# [Do this]
Skip the pictures and extract all of the lines exactly as written.

# [Data lines]

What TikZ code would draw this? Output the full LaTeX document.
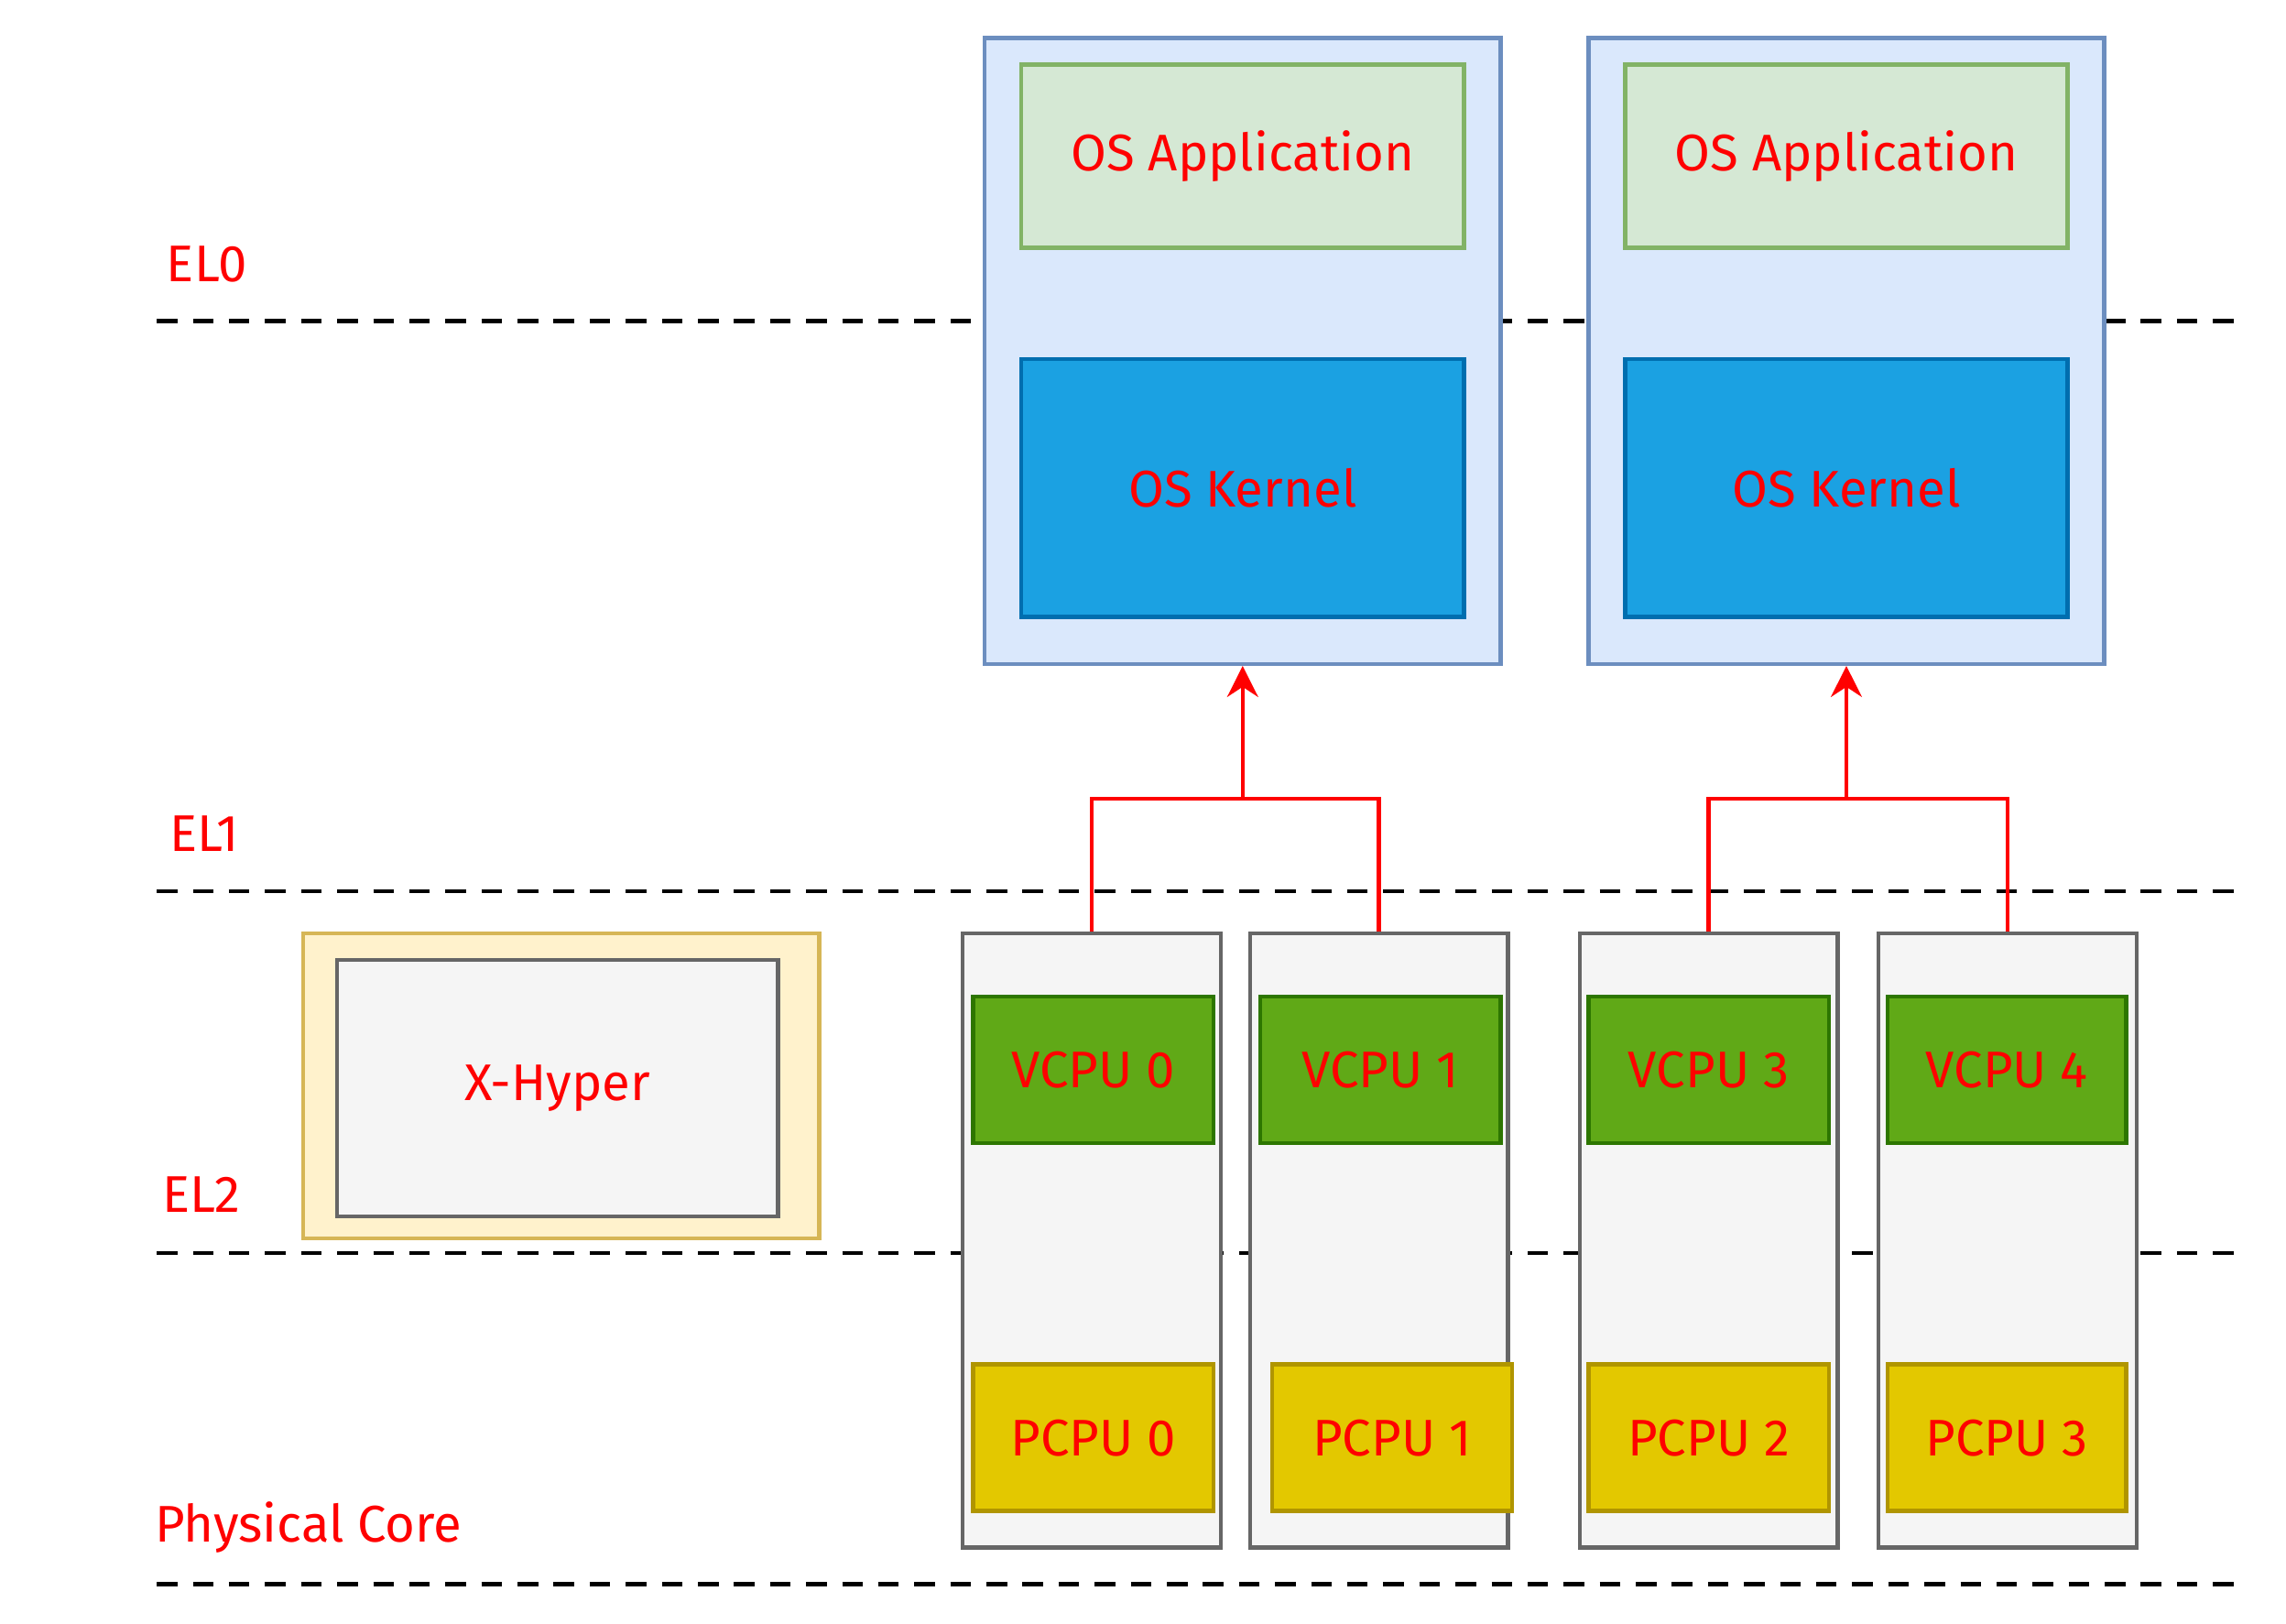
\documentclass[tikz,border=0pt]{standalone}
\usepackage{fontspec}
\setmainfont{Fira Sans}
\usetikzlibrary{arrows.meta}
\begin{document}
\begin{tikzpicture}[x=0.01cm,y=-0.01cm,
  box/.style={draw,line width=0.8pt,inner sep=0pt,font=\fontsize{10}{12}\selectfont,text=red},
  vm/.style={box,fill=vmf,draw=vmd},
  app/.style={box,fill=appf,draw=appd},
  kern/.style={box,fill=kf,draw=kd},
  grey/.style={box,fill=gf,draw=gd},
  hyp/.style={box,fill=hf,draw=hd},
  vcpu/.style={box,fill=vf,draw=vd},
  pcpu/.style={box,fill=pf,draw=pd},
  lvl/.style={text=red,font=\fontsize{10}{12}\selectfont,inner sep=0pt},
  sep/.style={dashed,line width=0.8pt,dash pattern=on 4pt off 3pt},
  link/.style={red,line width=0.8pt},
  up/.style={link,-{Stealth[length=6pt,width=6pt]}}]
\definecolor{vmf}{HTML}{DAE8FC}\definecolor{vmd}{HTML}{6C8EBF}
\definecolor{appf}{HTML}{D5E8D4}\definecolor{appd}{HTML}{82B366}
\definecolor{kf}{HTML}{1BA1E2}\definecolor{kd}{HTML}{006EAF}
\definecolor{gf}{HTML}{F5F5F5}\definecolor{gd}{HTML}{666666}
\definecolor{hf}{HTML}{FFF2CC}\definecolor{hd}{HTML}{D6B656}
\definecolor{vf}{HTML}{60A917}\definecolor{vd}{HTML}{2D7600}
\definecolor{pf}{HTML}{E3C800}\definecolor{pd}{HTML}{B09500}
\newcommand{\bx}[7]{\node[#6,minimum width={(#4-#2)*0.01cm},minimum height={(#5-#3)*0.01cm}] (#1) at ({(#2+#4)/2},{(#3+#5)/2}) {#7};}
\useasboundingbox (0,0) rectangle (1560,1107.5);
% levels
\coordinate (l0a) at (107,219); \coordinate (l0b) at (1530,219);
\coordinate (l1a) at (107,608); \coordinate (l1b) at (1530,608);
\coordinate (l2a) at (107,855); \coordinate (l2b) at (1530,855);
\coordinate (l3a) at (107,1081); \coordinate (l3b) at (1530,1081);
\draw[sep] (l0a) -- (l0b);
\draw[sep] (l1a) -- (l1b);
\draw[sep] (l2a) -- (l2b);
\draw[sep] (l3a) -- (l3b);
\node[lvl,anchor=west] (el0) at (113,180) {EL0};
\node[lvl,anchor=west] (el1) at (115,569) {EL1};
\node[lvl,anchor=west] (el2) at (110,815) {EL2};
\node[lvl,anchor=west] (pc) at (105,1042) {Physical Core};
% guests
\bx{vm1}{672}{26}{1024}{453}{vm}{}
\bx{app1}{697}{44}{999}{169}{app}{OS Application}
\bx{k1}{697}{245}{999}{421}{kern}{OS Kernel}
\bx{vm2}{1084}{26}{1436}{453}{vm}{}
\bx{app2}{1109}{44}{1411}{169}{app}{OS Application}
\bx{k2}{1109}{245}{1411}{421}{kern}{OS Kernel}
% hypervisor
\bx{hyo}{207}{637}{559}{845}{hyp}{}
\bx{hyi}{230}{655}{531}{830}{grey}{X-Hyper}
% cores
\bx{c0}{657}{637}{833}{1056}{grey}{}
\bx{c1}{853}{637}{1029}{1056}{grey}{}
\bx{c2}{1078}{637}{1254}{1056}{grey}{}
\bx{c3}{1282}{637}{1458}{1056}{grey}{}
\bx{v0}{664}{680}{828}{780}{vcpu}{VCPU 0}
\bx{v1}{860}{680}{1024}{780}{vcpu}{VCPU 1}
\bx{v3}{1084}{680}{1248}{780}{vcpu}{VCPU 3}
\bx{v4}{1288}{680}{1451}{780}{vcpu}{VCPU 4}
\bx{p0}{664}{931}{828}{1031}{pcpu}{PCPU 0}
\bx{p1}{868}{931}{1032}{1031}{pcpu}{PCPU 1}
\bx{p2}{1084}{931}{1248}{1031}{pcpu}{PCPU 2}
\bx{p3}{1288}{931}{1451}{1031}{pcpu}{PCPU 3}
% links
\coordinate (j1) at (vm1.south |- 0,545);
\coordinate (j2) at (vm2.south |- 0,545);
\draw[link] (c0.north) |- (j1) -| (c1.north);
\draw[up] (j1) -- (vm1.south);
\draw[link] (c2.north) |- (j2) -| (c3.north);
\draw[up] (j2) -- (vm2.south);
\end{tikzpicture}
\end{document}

# [Final result]
What TikZ code would draw this? Output the full LaTeX document.
\documentclass[tikz,border=0pt]{standalone}
\usepackage{fontspec}
\setmainfont{Fira Sans}
\usetikzlibrary{arrows.meta}
\begin{document}
\begin{tikzpicture}[x=0.01cm,y=-0.01cm,
  box/.style={draw,line width=0.8pt,inner sep=0pt,font=\fontsize{10}{12}\selectfont,text=red},
  vm/.style={box,fill=vmf,draw=vmd},
  app/.style={box,fill=appf,draw=appd},
  kern/.style={box,fill=kf,draw=kd},
  grey/.style={box,fill=gf,draw=gd},
  hyp/.style={box,fill=hf,draw=hd},
  vcpu/.style={box,fill=vf,draw=vd},
  pcpu/.style={box,fill=pf,draw=pd},
  lvl/.style={text=red,font=\fontsize{10}{12}\selectfont,inner sep=0pt},
  sep/.style={dashed,line width=0.8pt,dash pattern=on 4pt off 3pt},
  link/.style={red,line width=0.8pt},
  up/.style={link,-{Stealth[length=6pt,width=6pt]}}]
\definecolor{vmf}{HTML}{DAE8FC}\definecolor{vmd}{HTML}{6C8EBF}
\definecolor{appf}{HTML}{D5E8D4}\definecolor{appd}{HTML}{82B366}
\definecolor{kf}{HTML}{1BA1E2}\definecolor{kd}{HTML}{006EAF}
\definecolor{gf}{HTML}{F5F5F5}\definecolor{gd}{HTML}{666666}
\definecolor{hf}{HTML}{FFF2CC}\definecolor{hd}{HTML}{D6B656}
\definecolor{vf}{HTML}{60A917}\definecolor{vd}{HTML}{2D7600}
\definecolor{pf}{HTML}{E3C800}\definecolor{pd}{HTML}{B09500}
\newcommand{\bx}[7]{\node[#6,minimum width={(#4-#2)*0.01cm},minimum height={(#5-#3)*0.01cm}] (#1) at ({(#2+#4)/2},{(#3+#5)/2}) {#7};}
\useasboundingbox (0,0) rectangle (1560,1107.5);
% levels
\coordinate (l0a) at (107,219); \coordinate (l0b) at (1530,219);
\coordinate (l1a) at (107,608); \coordinate (l1b) at (1530,608);
\coordinate (l2a) at (107,855); \coordinate (l2b) at (1530,855);
\coordinate (l3a) at (107,1081); \coordinate (l3b) at (1530,1081);
\draw[sep] (l0a) -- (l0b);
\draw[sep] (l1a) -- (l1b);
\draw[sep] (l2a) -- (l2b);
\draw[sep] (l3a) -- (l3b);
\node[lvl,anchor=west] (el0) at (113,180) {EL0};
\node[lvl,anchor=west] (el1) at (115,569) {EL1};
\node[lvl,anchor=west] (el2) at (110,815) {EL2};
\node[lvl,anchor=west] (pc) at (105,1042) {Physical Core};
% guests
\bx{vm1}{672}{26}{1024}{453}{vm}{}
\bx{app1}{697}{44}{999}{169}{app}{OS Application}
\bx{k1}{697}{245}{999}{421}{kern}{OS Kernel}
\bx{vm2}{1084}{26}{1436}{453}{vm}{}
\bx{app2}{1109}{44}{1411}{169}{app}{OS Application}
\bx{k2}{1109}{245}{1411}{421}{kern}{OS Kernel}
% hypervisor
\bx{hyo}{207}{637}{559}{845}{hyp}{}
\bx{hyi}{230}{655}{531}{830}{grey}{X-Hyper}
% cores
\bx{c0}{657}{637}{833}{1056}{grey}{}
\bx{c1}{853}{637}{1029}{1056}{grey}{}
\bx{c2}{1078}{637}{1254}{1056}{grey}{}
\bx{c3}{1282}{637}{1458}{1056}{grey}{}
\bx{v0}{664}{680}{828}{780}{vcpu}{VCPU 0}
\bx{v1}{860}{680}{1024}{780}{vcpu}{VCPU 1}
\bx{v3}{1084}{680}{1248}{780}{vcpu}{VCPU 3}
\bx{v4}{1288}{680}{1451}{780}{vcpu}{VCPU 4}
\bx{p0}{664}{931}{828}{1031}{pcpu}{PCPU 0}
\bx{p1}{868}{931}{1032}{1031}{pcpu}{PCPU 1}
\bx{p2}{1084}{931}{1248}{1031}{pcpu}{PCPU 2}
\bx{p3}{1288}{931}{1451}{1031}{pcpu}{PCPU 3}
% links
\coordinate (j1) at (vm1.south |- 0,545);
\coordinate (j2) at (vm2.south |- 0,545);
\draw[link] (c0.north) |- (j1) -| (c1.north);
\draw[up] (j1) -- (vm1.south);
\draw[link] (c2.north) |- (j2) -| (c3.north);
\draw[up] (j2) -- (vm2.south);
\end{tikzpicture}
\end{document}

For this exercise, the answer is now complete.